→ EXERCISE DIRECTIONS: Among the entries that follow, tally the lines with the string "this". Give no more than the number.

→ GIVEN ENTRIES:
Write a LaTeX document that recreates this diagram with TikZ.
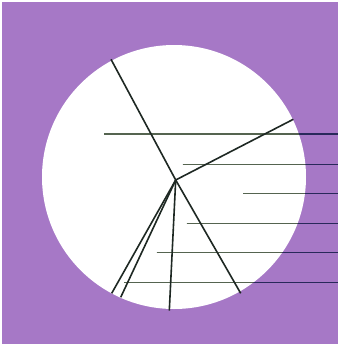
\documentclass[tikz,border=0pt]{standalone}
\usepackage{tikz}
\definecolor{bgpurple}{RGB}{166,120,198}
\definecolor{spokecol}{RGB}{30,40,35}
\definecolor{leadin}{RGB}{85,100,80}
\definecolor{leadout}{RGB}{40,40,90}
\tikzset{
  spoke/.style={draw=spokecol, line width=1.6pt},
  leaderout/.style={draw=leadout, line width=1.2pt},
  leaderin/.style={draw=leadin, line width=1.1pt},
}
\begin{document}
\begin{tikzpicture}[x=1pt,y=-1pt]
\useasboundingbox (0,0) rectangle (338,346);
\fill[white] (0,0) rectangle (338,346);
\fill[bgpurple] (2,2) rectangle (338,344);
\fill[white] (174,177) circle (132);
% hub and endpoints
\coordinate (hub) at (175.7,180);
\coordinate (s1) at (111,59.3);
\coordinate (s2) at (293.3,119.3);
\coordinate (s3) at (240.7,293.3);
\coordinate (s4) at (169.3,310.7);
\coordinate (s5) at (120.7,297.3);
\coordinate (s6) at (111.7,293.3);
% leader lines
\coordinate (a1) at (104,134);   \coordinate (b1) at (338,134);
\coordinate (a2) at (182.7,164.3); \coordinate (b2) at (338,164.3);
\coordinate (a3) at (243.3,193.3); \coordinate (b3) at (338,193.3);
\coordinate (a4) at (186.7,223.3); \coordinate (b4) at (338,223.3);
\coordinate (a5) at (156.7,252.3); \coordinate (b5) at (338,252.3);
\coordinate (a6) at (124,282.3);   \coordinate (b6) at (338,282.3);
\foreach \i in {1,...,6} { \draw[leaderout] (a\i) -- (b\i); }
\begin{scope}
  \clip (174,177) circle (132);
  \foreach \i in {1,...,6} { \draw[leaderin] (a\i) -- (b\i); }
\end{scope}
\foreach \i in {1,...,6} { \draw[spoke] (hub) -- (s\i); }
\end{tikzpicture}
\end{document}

--

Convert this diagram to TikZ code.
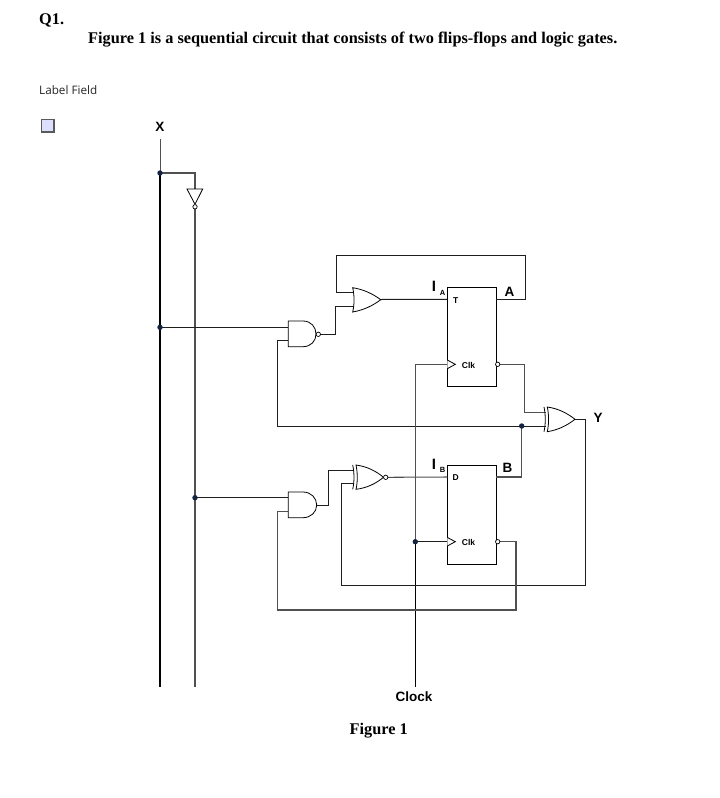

---

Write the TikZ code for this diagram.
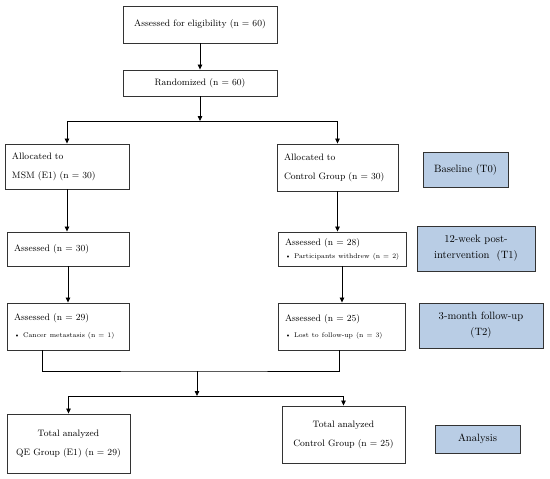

→ ANSWER TO THE TASK: 3